私立中受験は家族みんなで乗り越える最初の試練と言われる。塾に通って勉強している子どもだけでなく、送り迎えや塾の課題を家で面倒を見る母親、休みの日に塾や模試の送り迎えに協力する父親、家で勉強している時には静かにして邪魔にならないようにする兄弟、姉妹など、家族みんなの協力あってこそだからだ。

 中学受験に適性のない子は、おそらくいない。目標に向かって努力することの大切さは、誰にとっても変わらないからだ。

 しかし、当の本人にやる気がない場合がある。中学受験そのものを望んでいないこともある。そんな場合は中学受験の意味を子どもとじっくり話し合う必要がある。勉強するのが嫌いだから、友達と遊べないというだけの理由では、将来、「自分のためにならない」ことを理解させなければいけない。ここで注意したいのは勉強嫌いにさせないことだ。学校を卒業して社会に出ても“学ぶ”ということは必要なのだから、最初の段階で勉強嫌いにしてしまったのでは、その後、やる気にさせるのにかなり時間がかかってしまうことになる。

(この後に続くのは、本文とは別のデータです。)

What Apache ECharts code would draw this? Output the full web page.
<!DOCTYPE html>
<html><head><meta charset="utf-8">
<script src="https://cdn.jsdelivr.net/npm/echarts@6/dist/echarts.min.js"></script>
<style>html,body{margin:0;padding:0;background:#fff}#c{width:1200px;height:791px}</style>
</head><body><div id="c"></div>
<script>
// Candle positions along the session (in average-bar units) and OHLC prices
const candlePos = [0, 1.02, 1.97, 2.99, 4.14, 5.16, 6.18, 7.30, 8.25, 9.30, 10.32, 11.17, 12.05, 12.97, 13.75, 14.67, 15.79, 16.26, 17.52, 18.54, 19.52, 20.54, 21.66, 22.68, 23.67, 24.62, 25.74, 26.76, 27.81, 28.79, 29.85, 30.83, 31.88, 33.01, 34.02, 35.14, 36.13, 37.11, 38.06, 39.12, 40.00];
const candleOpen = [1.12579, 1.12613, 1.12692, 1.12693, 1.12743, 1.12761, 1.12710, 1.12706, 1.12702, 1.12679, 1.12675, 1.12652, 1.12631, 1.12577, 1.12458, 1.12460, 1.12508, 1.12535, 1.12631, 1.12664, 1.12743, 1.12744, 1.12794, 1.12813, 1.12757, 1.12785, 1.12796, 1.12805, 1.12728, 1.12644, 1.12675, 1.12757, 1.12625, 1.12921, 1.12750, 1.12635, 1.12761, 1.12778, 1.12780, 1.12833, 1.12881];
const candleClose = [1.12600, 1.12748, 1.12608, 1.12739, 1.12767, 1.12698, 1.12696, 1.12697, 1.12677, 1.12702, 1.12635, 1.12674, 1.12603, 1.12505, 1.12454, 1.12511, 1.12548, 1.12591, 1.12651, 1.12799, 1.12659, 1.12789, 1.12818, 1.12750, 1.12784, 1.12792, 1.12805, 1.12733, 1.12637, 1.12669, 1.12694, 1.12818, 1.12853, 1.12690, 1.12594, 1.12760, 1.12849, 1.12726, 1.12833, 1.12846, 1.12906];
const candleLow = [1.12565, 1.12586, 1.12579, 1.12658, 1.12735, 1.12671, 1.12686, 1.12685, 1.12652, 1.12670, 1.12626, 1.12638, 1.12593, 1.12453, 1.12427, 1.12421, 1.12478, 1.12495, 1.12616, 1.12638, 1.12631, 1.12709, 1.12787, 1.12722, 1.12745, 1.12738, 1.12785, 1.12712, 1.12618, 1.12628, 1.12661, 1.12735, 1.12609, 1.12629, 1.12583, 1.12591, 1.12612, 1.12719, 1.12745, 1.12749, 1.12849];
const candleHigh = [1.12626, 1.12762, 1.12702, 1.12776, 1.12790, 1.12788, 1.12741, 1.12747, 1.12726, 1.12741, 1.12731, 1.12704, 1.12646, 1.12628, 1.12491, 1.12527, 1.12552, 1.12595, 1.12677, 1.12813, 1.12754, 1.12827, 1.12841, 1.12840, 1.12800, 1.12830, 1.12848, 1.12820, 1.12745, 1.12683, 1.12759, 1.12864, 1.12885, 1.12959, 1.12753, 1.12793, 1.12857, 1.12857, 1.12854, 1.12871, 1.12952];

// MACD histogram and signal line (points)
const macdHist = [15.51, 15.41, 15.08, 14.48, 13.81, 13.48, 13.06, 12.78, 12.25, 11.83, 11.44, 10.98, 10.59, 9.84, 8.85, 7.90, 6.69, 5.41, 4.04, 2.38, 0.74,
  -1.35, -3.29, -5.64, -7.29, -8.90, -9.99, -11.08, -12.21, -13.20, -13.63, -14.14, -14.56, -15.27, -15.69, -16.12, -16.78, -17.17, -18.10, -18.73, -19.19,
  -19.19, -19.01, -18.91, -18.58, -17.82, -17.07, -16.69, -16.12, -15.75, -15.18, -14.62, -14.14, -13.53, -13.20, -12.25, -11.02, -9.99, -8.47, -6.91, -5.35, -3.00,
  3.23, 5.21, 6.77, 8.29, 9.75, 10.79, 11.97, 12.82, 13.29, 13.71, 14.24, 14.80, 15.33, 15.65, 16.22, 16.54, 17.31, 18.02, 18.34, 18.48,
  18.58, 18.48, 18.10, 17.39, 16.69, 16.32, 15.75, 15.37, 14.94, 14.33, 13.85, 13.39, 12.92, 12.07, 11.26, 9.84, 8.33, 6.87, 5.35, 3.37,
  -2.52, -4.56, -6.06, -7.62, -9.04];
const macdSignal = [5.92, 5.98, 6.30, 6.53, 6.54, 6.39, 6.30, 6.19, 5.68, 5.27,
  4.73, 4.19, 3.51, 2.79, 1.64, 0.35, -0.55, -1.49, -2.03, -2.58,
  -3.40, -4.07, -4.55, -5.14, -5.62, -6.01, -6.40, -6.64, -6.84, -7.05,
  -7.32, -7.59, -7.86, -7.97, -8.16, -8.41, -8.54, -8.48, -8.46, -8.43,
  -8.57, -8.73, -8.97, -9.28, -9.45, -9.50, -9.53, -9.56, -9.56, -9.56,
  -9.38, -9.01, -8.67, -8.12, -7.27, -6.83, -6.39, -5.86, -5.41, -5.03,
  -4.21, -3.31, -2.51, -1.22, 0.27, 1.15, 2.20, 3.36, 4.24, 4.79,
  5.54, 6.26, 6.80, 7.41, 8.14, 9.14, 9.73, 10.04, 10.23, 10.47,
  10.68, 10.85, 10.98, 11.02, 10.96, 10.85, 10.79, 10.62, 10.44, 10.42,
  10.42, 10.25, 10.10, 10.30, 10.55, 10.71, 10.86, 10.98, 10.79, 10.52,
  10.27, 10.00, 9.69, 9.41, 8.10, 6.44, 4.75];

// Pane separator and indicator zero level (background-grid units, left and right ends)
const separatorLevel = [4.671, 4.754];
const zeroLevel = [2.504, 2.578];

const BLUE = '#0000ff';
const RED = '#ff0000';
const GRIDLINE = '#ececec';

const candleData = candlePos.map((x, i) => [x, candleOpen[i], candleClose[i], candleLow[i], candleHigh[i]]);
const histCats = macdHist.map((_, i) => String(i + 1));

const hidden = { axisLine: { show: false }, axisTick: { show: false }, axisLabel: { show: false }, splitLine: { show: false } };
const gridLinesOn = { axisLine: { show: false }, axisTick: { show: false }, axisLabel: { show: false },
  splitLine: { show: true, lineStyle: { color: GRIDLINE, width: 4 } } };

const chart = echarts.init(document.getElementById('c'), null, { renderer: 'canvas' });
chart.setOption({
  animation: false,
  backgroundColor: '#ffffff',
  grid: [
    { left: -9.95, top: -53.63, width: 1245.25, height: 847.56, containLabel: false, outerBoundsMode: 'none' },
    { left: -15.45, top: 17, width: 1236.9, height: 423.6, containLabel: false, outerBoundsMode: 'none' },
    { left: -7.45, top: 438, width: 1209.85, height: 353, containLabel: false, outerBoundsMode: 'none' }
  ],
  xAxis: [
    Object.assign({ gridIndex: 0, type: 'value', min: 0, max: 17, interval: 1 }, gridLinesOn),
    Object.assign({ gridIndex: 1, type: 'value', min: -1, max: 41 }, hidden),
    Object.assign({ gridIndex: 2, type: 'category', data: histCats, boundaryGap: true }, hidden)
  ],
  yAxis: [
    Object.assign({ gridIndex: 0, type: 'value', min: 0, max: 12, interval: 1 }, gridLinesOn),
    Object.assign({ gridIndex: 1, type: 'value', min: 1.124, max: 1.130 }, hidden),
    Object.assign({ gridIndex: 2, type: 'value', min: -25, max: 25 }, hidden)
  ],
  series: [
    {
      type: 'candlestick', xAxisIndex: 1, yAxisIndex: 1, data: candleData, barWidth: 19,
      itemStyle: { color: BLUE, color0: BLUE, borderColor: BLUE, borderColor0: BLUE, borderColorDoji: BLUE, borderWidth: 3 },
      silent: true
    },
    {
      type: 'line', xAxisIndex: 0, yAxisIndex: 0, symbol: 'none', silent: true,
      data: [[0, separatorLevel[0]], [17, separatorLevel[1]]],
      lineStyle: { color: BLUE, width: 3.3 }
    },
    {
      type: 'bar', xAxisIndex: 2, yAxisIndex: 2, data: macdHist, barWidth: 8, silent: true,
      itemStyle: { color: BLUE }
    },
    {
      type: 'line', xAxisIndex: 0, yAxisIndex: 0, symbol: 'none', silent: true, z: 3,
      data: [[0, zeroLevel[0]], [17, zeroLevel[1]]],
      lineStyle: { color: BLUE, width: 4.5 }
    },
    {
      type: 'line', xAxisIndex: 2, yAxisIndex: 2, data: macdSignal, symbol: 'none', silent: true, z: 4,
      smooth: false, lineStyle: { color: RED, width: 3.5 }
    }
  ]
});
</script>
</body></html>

 やる気が見えないときには、時には塾をやめさせて、別の塾に通わせることも必要だろう。本人の気持ちを優先することはもちろんだが、将来のことを考えてあげることは親の務めであり、大切なのはそのバランスだ。

 私立中に入学しながら、公立中に転校してしまう子どもがいる。なかには校風になじめない場合もあるが、たいていは、成績不振でついていけないケースだ。合格したら「勉強しないでいい」「入試が終わったら好きなことをしていいから」など、受験勉強の厳しさを乗り越えさせるための甘い言葉を真に受けたがために、勉強しなくなる。志望校に合格するのが目的になってしまうと、こういう不幸が起きる。親としても中学入学はゴールではなくスタートだということを、しっかりわきまえておくことが必要だ。

 もっとも注意して見極めるべきは、入学する学校への適性だ。偏差値が子どもの実力相応だから適した学校とは限らない。こんな例がある。成績優秀な子が東大に50人も合格する男子校に合格した。しかし、進学したのはもっと入りやすく、東大合格者は10人にも満たない学校だった。その子は中学に入ったらラグビーをやりたいため、強豪校として知られる私立中に進学したのだ。彼はいまでも成績トップでラグビーを続けている。偏差値偏重では適性は見抜けない。